* **TASK INSTRUCTIONS**
All of the data should be output character for character, except the pictures.

═════ SUPPLIED INFORMATION ═════

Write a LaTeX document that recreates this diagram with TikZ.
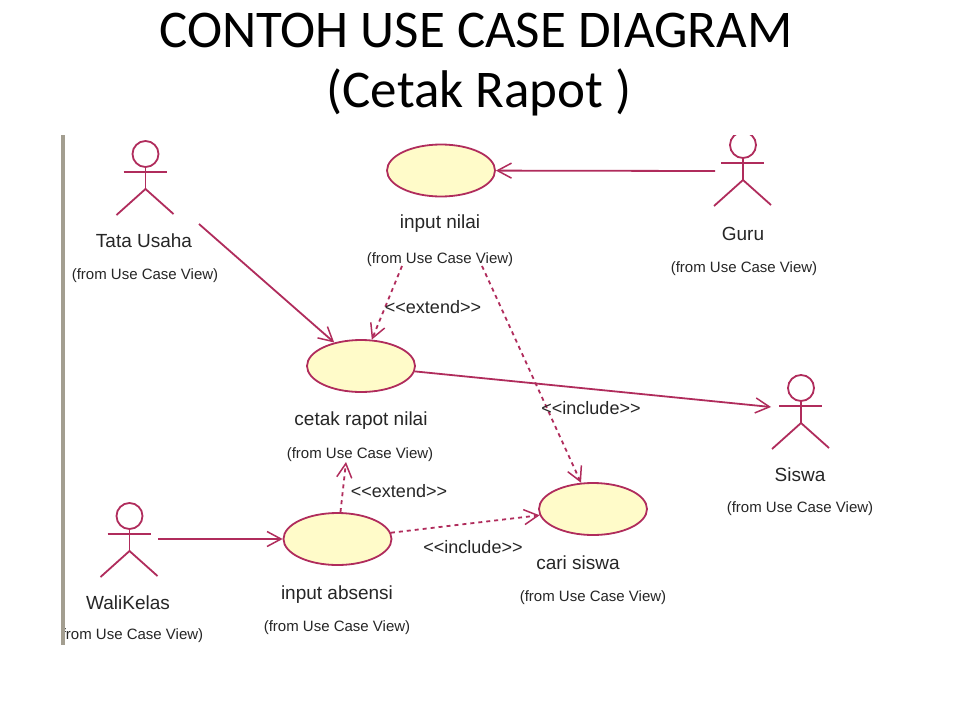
\documentclass[tikz,border=0pt]{standalone}
\usepackage{fontspec}
\setmainfont{Liberation Sans}
\newfontfamily\titlefont{Carlito}
\usetikzlibrary{arrows.meta,shapes.geometric}
\definecolor{umlline}{HTML}{B02C5C}
\definecolor{umlfill}{HTML}{FFFBC9}
\definecolor{umlbar}{HTML}{A39E90}
\definecolor{umltext}{HTML}{262626}
\tikzset{
  usecase/.style={draw=umlline,fill=umlfill,line width=1.8pt,ellipse,minimum width=108pt,minimum height=52pt,inner sep=0pt},
  limb/.style={draw=umlline,line width=1.8pt},
  assoc/.style={draw=umlline,line width=1.8pt,-{Straight Barb[length=14pt,width=15pt,line width=1.5pt]}},
  dep/.style={assoc,dash pattern=on 4pt off 4pt},
  lab/.style={text=umltext,inner sep=0pt,font=\fontsize{19}{22}\selectfont},
  from/.style={text=umltext,inner sep=0pt,font=\fontsize{15}{17}\selectfont},
  stereo/.style={text=umltext,inner sep=0pt,font=\fontsize{18}{20}\selectfont},
  titletext/.style={text=black,inner sep=0pt,font=\titlefont\fontsize{53}{60}\selectfont},
}
\newcommand{\umlactor}[3]{%
  \node[draw=umlline,line width=1.8pt,circle,minimum size=26pt,inner sep=0pt] (#1) at (#2,#3) {};
  \draw[limb] (#1.south) -- (#2,#3+35);
  \draw[limb] (#2-22,#3+18) -- (#2+21,#3+18);
  \draw[limb] (#2-29,#3+61) -- (#2,#3+35) -- (#2+28,#3+60);
}
\begin{document}
\begin{tikzpicture}[x=1pt,y=-1pt]
\useasboundingbox (0,0) rectangle (960,720);
\fill[white] (0,0) rectangle (960,720);
% actors
\umlactor{tata}{145.5}{154}
\umlactor{guru}{743}{145}
\umlactor{siswa}{801}{388}
\umlactor{wali}{129.5}{516}
\fill[white] (600,100) rectangle (900,135);
% use cases
\node[usecase] (nilai) at (441,170.5) {};
\node[usecase] (cetak) at (361,366) {};
\node[usecase] (absensi) at (337.5,539) {};
\node[usecase] (cari) at (593,509) {};
% free ends
\coordinate (tataEnd) at (199,224);
\coordinate (guruEnd) at (715,171);
\coordinate (siswaEnd) at (771,407);
\coordinate (waliEnd) at (158,539);
\coordinate (nilaiA) at (402,266);
\coordinate (nilaiB) at (482,266);
\coordinate (cetakLow) at (346,462);
% connectors
\draw[assoc] (tataEnd) -- (cetak);
\draw[assoc] (guruEnd) -- (nilai);
\draw[assoc] (cetak) -- (siswaEnd);
\draw[assoc] (waliEnd) -- (absensi);
\draw[dep] (nilaiA) -- (cetak);
\draw[dep] (nilaiB) -- (cari);
\draw[dep] (absensi) -- (cetakLow);
\draw[dep] (absensi) -- (cari);
% labels
\node[lab] (l1) at (144,241) {Tata Usaha};
\node[from] (f1) at (145,276) {(from Use Case View)};
\node[lab] (l2) at (440,224) {input nilai};
\node[from] (f2) at (440,260) {(from Use Case View)};
\node[lab] (l3) at (743,234) {Guru};
\node[from] (f3) at (744,269) {(from Use Case View)};
\node[stereo] (s1) at (433,307) {<{}<extend>{}>};
\node[lab] (l4) at (361,421) {cetak rapot nilai};
\node[from] (f4) at (360,455) {(from Use Case View)};
\node[stereo] (s2) at (591,408) {<{}<include>{}>};
\node[lab] (l5) at (800,475) {Siswa};
\node[from] (f5) at (800,509) {(from Use Case View)};
\node[stereo] (s3) at (399,491) {<{}<extend>{}>};
\node[lab] (l6) at (128,603) {WaliKelas};
\node[from] (f6) at (130,636) {(from Use Case View)};
\node[lab] (l7) at (337,595) {input absensi};
\node[from] (f7) at (337,628) {(from Use Case View)};
\node[stereo] (s4) at (473,547) {<{}<include>{}>};
\node[lab] (l8) at (578,563) {cari siswa};
\node[from] (f8) at (593,598) {(from Use Case View)};
% left rule
\fill[white] (0,620) rectangle (61,650);
\fill[umlbar] (60.5,135) rectangle (64.5,645);
% title
\node[titletext] (t1) at (476,30) {CONTOH USE CASE DIAGRAM};
\node[titletext] (t2) at (479,92) {(Cetak Rapot )};
\end{tikzpicture}
\end{document}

═════

* **FULL ANSWER**
Write a LaTeX document that recreates this diagram with TikZ.
\documentclass[tikz,border=0pt]{standalone}
\usepackage{fontspec}
\setmainfont{Liberation Sans}
\newfontfamily\titlefont{Carlito}
\usetikzlibrary{arrows.meta,shapes.geometric}
\definecolor{umlline}{HTML}{B02C5C}
\definecolor{umlfill}{HTML}{FFFBC9}
\definecolor{umlbar}{HTML}{A39E90}
\definecolor{umltext}{HTML}{262626}
\tikzset{
  usecase/.style={draw=umlline,fill=umlfill,line width=1.8pt,ellipse,minimum width=108pt,minimum height=52pt,inner sep=0pt},
  limb/.style={draw=umlline,line width=1.8pt},
  assoc/.style={draw=umlline,line width=1.8pt,-{Straight Barb[length=14pt,width=15pt,line width=1.5pt]}},
  dep/.style={assoc,dash pattern=on 4pt off 4pt},
  lab/.style={text=umltext,inner sep=0pt,font=\fontsize{19}{22}\selectfont},
  from/.style={text=umltext,inner sep=0pt,font=\fontsize{15}{17}\selectfont},
  stereo/.style={text=umltext,inner sep=0pt,font=\fontsize{18}{20}\selectfont},
  titletext/.style={text=black,inner sep=0pt,font=\titlefont\fontsize{53}{60}\selectfont},
}
\newcommand{\umlactor}[3]{%
  \node[draw=umlline,line width=1.8pt,circle,minimum size=26pt,inner sep=0pt] (#1) at (#2,#3) {};
  \draw[limb] (#1.south) -- (#2,#3+35);
  \draw[limb] (#2-22,#3+18) -- (#2+21,#3+18);
  \draw[limb] (#2-29,#3+61) -- (#2,#3+35) -- (#2+28,#3+60);
}
\begin{document}
\begin{tikzpicture}[x=1pt,y=-1pt]
\useasboundingbox (0,0) rectangle (960,720);
\fill[white] (0,0) rectangle (960,720);
% actors
\umlactor{tata}{145.5}{154}
\umlactor{guru}{743}{145}
\umlactor{siswa}{801}{388}
\umlactor{wali}{129.5}{516}
\fill[white] (600,100) rectangle (900,135);
% use cases
\node[usecase] (nilai) at (441,170.5) {};
\node[usecase] (cetak) at (361,366) {};
\node[usecase] (absensi) at (337.5,539) {};
\node[usecase] (cari) at (593,509) {};
% free ends
\coordinate (tataEnd) at (199,224);
\coordinate (guruEnd) at (715,171);
\coordinate (siswaEnd) at (771,407);
\coordinate (waliEnd) at (158,539);
\coordinate (nilaiA) at (402,266);
\coordinate (nilaiB) at (482,266);
\coordinate (cetakLow) at (346,462);
% connectors
\draw[assoc] (tataEnd) -- (cetak);
\draw[assoc] (guruEnd) -- (nilai);
\draw[assoc] (cetak) -- (siswaEnd);
\draw[assoc] (waliEnd) -- (absensi);
\draw[dep] (nilaiA) -- (cetak);
\draw[dep] (nilaiB) -- (cari);
\draw[dep] (absensi) -- (cetakLow);
\draw[dep] (absensi) -- (cari);
% labels
\node[lab] (l1) at (144,241) {Tata Usaha};
\node[from] (f1) at (145,276) {(from Use Case View)};
\node[lab] (l2) at (440,224) {input nilai};
\node[from] (f2) at (440,260) {(from Use Case View)};
\node[lab] (l3) at (743,234) {Guru};
\node[from] (f3) at (744,269) {(from Use Case View)};
\node[stereo] (s1) at (433,307) {<{}<extend>{}>};
\node[lab] (l4) at (361,421) {cetak rapot nilai};
\node[from] (f4) at (360,455) {(from Use Case View)};
\node[stereo] (s2) at (591,408) {<{}<include>{}>};
\node[lab] (l5) at (800,475) {Siswa};
\node[from] (f5) at (800,509) {(from Use Case View)};
\node[stereo] (s3) at (399,491) {<{}<extend>{}>};
\node[lab] (l6) at (128,603) {WaliKelas};
\node[from] (f6) at (130,636) {(from Use Case View)};
\node[lab] (l7) at (337,595) {input absensi};
\node[from] (f7) at (337,628) {(from Use Case View)};
\node[stereo] (s4) at (473,547) {<{}<include>{}>};
\node[lab] (l8) at (578,563) {cari siswa};
\node[from] (f8) at (593,598) {(from Use Case View)};
% left rule
\fill[white] (0,620) rectangle (61,650);
\fill[umlbar] (60.5,135) rectangle (64.5,645);
% title
\node[titletext] (t1) at (476,30) {CONTOH USE CASE DIAGRAM};
\node[titletext] (t2) at (479,92) {(Cetak Rapot )};
\end{tikzpicture}
\end{document}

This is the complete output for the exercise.